There was a time in mankind's initial history that our unit of reference was our tribe. Everything was about our tribe, our 10, 15, 20 people. Anything and anyone outside that tribe was a threat. Gradually, our "tribe" expanded to our community. Then our state. Our country. Some people look at organizations such as NATO, the European Union, the United Nations, etc, as proof that we are seeing the beginning of the next step in increasing the size of our tribe. That, while the process is still in its infancy, we are on the road to a time when our tribe will be planet Earth.

For some, the concept of a unified earth is science fiction at best, a threat to national sovereignty at worst. Yet, I am sure that the idea of fifty united states making one great country would have seemed just as far fetched to those who lived in the "new world" of the 18th century. And I am equally certain that 15th century residents of France, England, and Spain would have deemed the idea of a unified Europe as ludicrous.

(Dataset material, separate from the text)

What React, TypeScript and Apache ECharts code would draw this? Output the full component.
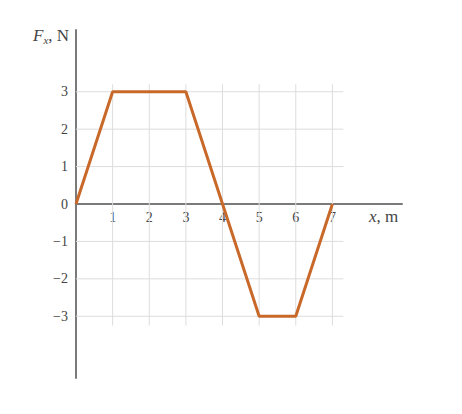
import React, { useEffect, useRef } from 'react';
import * as echarts from 'echarts';

// force vs position
const xValues = [0, 1, 3, 4, 5, 6, 7];
const forceValues = [0, 3, 3, 0, -3, -3, 0];
const xTickLabels = [1, 2, 3, 4, 5, 6, 7];
const yTickLabels = [3, 2, 1, 0, -1, -2, -3];
const gridXs = [1, 2, 3, 4, 5, 6, 7];
const gridYs = [3, 2, 1, -1, -2, -3];

const FONT = '"Liberation Serif", "DejaVu Serif", serif';

const App: React.FC = () => {
  const chartRef = useRef<HTMLDivElement>(null);

  useEffect(() => {
    if (!chartRef.current) return;
    const chart = echarts.init(chartRef.current, undefined, { renderer: 'svg' });

    // light grid segments, broken apart with '-'
    const gridData: any[] = [];
    gridXs.forEach((x) => {
      gridData.push([x, -3.25], [x, 3.2], '-');
    });
    gridYs.forEach((y) => {
      gridData.push([0, y], [7.3, y], '-');
    });

    chart.setOption({
      animation: false,
      grid: { left: 76, right: 60, top: 30, bottom: 36 },
      xAxis: {
        type: 'value',
        min: 0,
        max: 8.9,
        // y range is symmetric, so zero sits half a grid height above the bottom
        offset: -174,
        axisLine: { show: true, onZero: false, lineStyle: { color: '#7a7a7a', width: 2 } },
        axisTick: { show: false },
        splitLine: { show: false },
        axisLabel: {
          customValues: xTickLabels,
          margin: 6,
          fontFamily: FONT,
          fontSize: 14,
          color: '#444',
        },
      },
      yAxis: {
        type: 'value',
        min: -4.65,
        max: 4.65,
        axisLine: { show: true, onZero: true, lineStyle: { color: '#7a7a7a', width: 2 } },
        axisTick: { show: false },
        splitLine: { show: false },
        axisLabel: {
          customValues: yTickLabels,
          margin: 8,
          fontFamily: FONT,
          fontSize: 14,
          color: '#444',
          formatter: (v: number) => (v < 0 ? '\u2212' + Math.abs(v) : String(v)),
        },
      },
      series: [
        {
          type: 'line',
          data: gridData,
          symbol: 'none',
          connectNulls: false,
          silent: true,
          z: 1,
          lineStyle: { color: '#dddddd', width: 1 },
        },
        {
          type: 'line',
          data: xValues.map((x, i) => [x, forceValues[i]]),
          symbol: 'none',
          z: 3,
          lineStyle: { color: '#c8692a', width: 3 },
        },
      ],
      graphic: [
        {
          type: 'text',
          left: 33,
          top: 27,
          style: {
            text: '{i|F}{s|x}{n|, N}',
            rich: {
              i: { fontFamily: FONT, fontStyle: 'italic', fontSize: 17, fill: '#444' },
              s: { fontFamily: FONT, fontStyle: 'italic', fontSize: 11, fill: '#444', verticalAlign: 'bottom', padding: [9, 0, 0, 0] },
              n: { fontFamily: FONT, fontSize: 17, fill: '#444' },
            },
          },
        },
        {
          type: 'text',
          left: 369,
          top: 208,
          style: {
            text: '{i|x}{n|, m}',
            rich: {
              i: { fontFamily: FONT, fontStyle: 'italic', fontSize: 17, fill: '#444' },
              n: { fontFamily: FONT, fontSize: 17, fill: '#444' },
            },
          },
        },
      ],
    });

    return () => {
      chart.dispose();
    };
  }, []);

  return (
    <div
      ref={chartRef}
      style={{ position: 'absolute', left: 0, top: 0, width: 462, height: 414 }}
    />
  );
};

export default App;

To me, the writer of that article embodies what I like to call Old Testament thinking. In this case, "Old Testament" revealed in the attitude of everyman for himself although at least the author has assumed a tribal level the size of the United States. He has defined greatness as the potential economic and geopolitical status that America could achieve in a time of tremendous and dangerous environmental changes.

Too bad he can't see that history will more likely name the next century after the country or organization that expends its energy towards solving the human crises of inland water shortages, coastal flooding, food distribution shifts, etc, that climate change will bring.